Financial reporting is presented in the form of financial reports and is used to provide information for decision making. That said, it is therefore essential to understand what financial reports are. The most commonly known financial report amongst business owners are Annual Financial Statements (AFS) as they are required for funding purposes and compliance. Whilst AFS are an important financial reporting tool as they present the financial position, performance and cashflows of the company, there are several other reports that are valuable for purposes of decision making.
I have noticed that many SMME’s do not take advantage of drilling down to specific classes of transactions/account balances e.g. expenses, income, inventory for purposes of obtaining valuable information that could assist in decision making. For example, a company that sells goods should be generating and analysing inventory reports on a regular basis and using that information to better manage their stock. This would include issues of pricing, costing, stock movement, leakages etc.
There is a world of information to be gathered about your business through proper reporting practices. It should not be seen as an unnecessary time consuming process but rather as an essential part of effective financial management. A business owner who understands the financial activities that drive his/her business ,will always be better equipped to make proper business decisions.

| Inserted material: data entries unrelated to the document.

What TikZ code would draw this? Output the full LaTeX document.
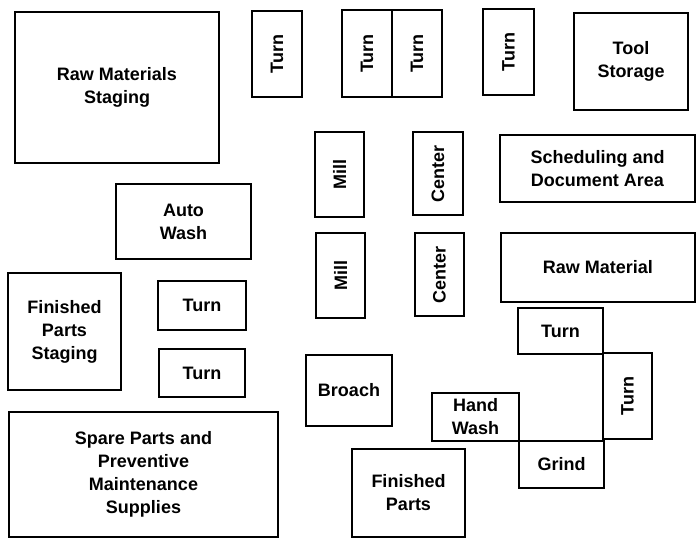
\documentclass[tikz,border=0pt]{standalone}
\usepackage{fontspec}
\setmainfont{Liberation Sans}
\usetikzlibrary{fit}

\tikzset{
  area/.style={draw, line width=1pt, inner sep=0pt},
  every label/.style={align=center, inner sep=0pt,
    font=\bfseries\fontsize{9}{11.5}\selectfont},
}
\newcommand{\upword}[1]{\rotatebox{90}{#1}}

\begin{document}
\begin{tikzpicture}[x=0.5pt, y=-0.5pt]
  \useasboundingbox (0,0) rectangle (696,546);

  % top row
  \node[area, fit={(15,12) (219,163)}, label=center:{Raw Materials\\Staging}] (rawstage) {};
  \node[area, fit={(252,11) (302,97)}, label=center:{\upword{Turn}}] (turna) {};
  \node[area, fit={(342,10) (392,97)}, label=center:{\upword{Turn}}] (turnb) {};
  \node[area, fit={(392,10) (442,97)}, label=center:{\upword{Turn}}] (turnc) {};
  \node[area, fit={(483,9) (534,95)}, label=center:{\upword{Turn}}] (turnd) {};
  \node[area, fit={(574,13) (688,110)}, label=center:{Tool\\Storage}] (tools) {};

  % mills and centers
  \node[area, fit={(315,132) (364,217)}, label=center:{\upword{Mill}}] (milla) {};
  \node[area, fit={(413,132) (463,215)}, label=center:{\upword{Center}}] (centera) {};
  \node[area, fit={(316,233) (365,318)}, label=center:{\upword{Mill}}] (millb) {};
  \node[area, fit={(415,233) (464,316)}, label=center:{\upword{Center}}] (centerb) {};

  \node[area, fit={(500,135) (695,202)}, label=center:{Scheduling and\\Document Area}] (sched) {};
  \node[area, fit={(501,233) (695,302)}, label=center:{Raw Material}] (rawmat) {};
  \node[area, fit={(116,184) (251,259)}, label=center:{Auto\\Wash}] (autowash) {};

  % left side
  \node[area, fit={(8,273) (121,390)}, label=center:{Finished\\Parts\\Staging}] (fpstage) {};
  \node[area, fit={(158,281) (246,330)}, label=center:{Turn}] (turne) {};
  \node[area, fit={(159,349) (245,397)}, label=center:{Turn}] (turnf) {};
  \node[area, fit={(9,412) (278,537)},
    label=center:{Spare Parts and\\Preventive\\Maintenance\\Supplies}] (spare) {};

  % bottom right cell
  \node[area, fit={(306,355) (392,426)}, label=center:{Broach}] (broach) {};
  \node[area, fit={(518,308) (603,354)}, label=center:{Turn}] (turng) {};
  \node[area, fit={(603,353) (652,439)}, label=center:{\upword{Turn}}] (turnh) {};
  \node[area, fit={(432,393) (519,441)}, label=center:{Hand\\Wash}] (handwash) {};
  \node[area, fit={(519,441) (604,488)}, label=center:{Grind}] (grind) {};
  \node[area, fit={(352,449) (465,537)}, label=center:{Finished\\Parts}] (finparts) {};
\end{tikzpicture}
\end{document}
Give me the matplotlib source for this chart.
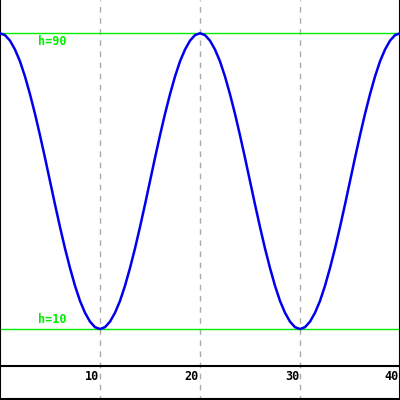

- Monthly Management Accounts
- Expense reports (these can also be broken down into significant items)
- Inventory reports
- Payroll reports
Remember, the effectiveness of reporting/reports is dependent on the accuracy and completeness of your financial recording. If the recording of financial transactions is inaccurate and incomplete there is no way you can rely on your financial reports as this will lead to improper decision making. The information that makes up the above mentioned reports is contained in your general ledger, however, separate reports make the information easier to analyse.
As I have mentioned throughout this series of articles, there are many tools that can assist in generating financial reports. However, it is also important to note that assessing some of the information contained in the reports may require the assistance of a professional. Throughout my 10 years of consulting I have noted the frustration of entrepreneurs when it comes to finance and that is mostly due to lack of information.
I have hosted numerous training sessions on financial management for non financial managers. I can tell you with absolute certainty that with the correct knowledge and tools, the ability to utilise financial information and translate it for purposes of decision making is within everyone’s reach. That’s it for this issue folks, we are heading into the last stretch of the series (3 to go). We are excited to share some more information with you. Until next… Bye for now.